Legal Precedents and Their Application
The court relied on established legal precedents to support its findings, particularly referencing the U.S. Supreme Court's decision in Gutierrez v. Waterman Steamship Corp. The court noted that the principles outlined in Gutierrez remained applicable even after the 1972 Amendments to the Act, which preserved the negligence remedies for longshoremen against shipowners. The similarities between the facts of Gutierrez and the case at hand reinforced the shipowner's duty to prevent dangerous conditions arising from defective cargo. The court pointed out that prior rulings had established that control of the unloading area was not a prerequisite for a shipowner's liability in negligence cases. Therefore, the court concluded that the jury was within its rights to find the shipowner negligent based on the evidence of defective cargo and its consequences.
Conclusion on the Motions
Ultimately, the court denied both the defendant's motions for judgment notwithstanding the verdict and for a new trial, concluding that the jury's findings were supported by substantial evidence.

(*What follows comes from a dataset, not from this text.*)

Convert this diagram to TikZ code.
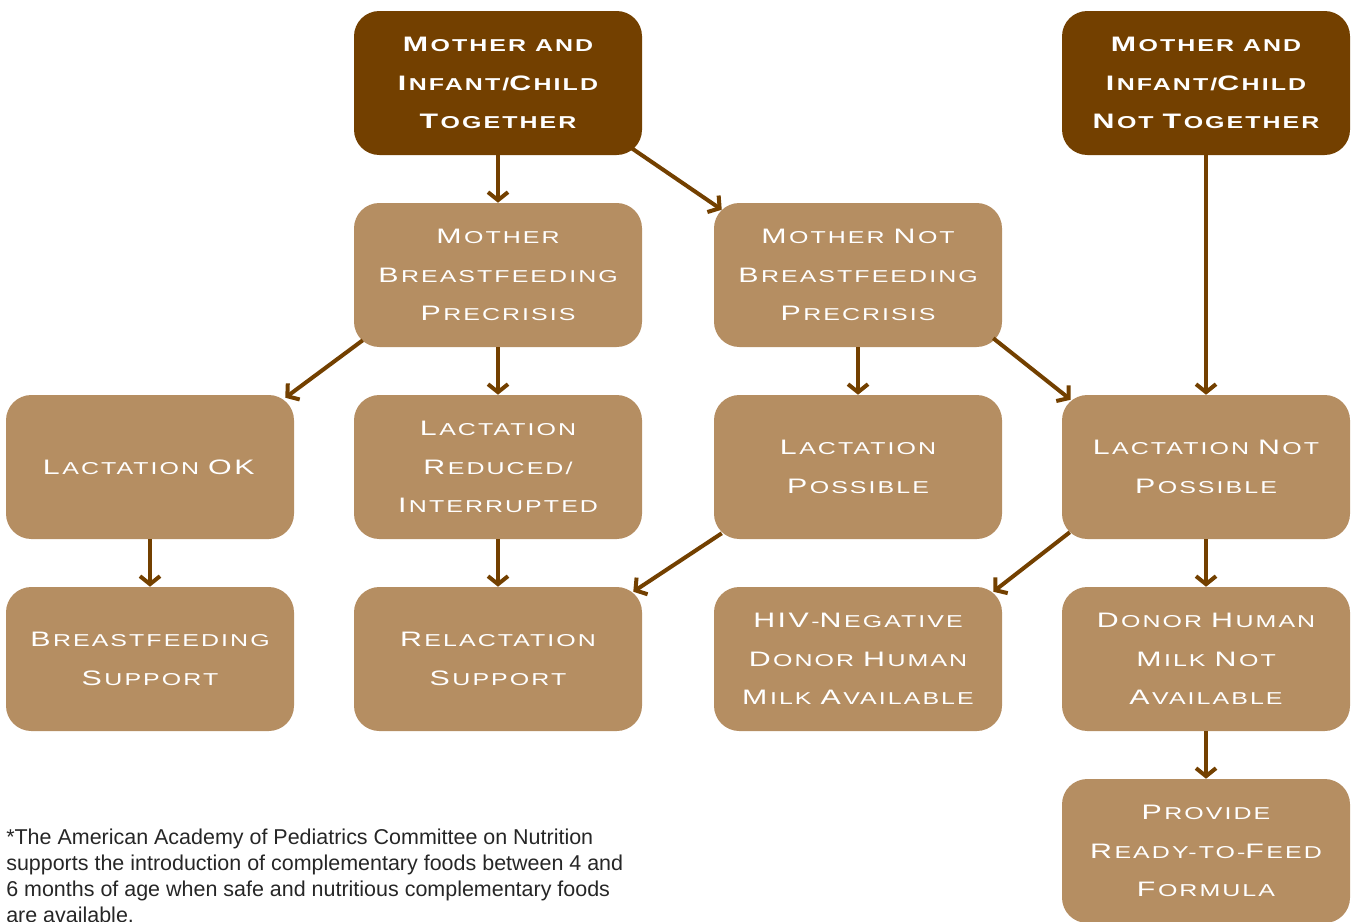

The court reaffirmed that the jury had reasonably applied the law regarding negligence and comparative fault to reach its verdict. The court's review of the trial evidence and jury instructions indicated that there was no legal error that warranted overturning the jury's decision. The denial of the motions underscored the importance of jury determinations in negligence cases, particularly within the framework of maritime law. Consequently, the court upheld the principle that a shipowner has a duty to ensure safe unloading conditions, a duty that was found to have been breached in this case.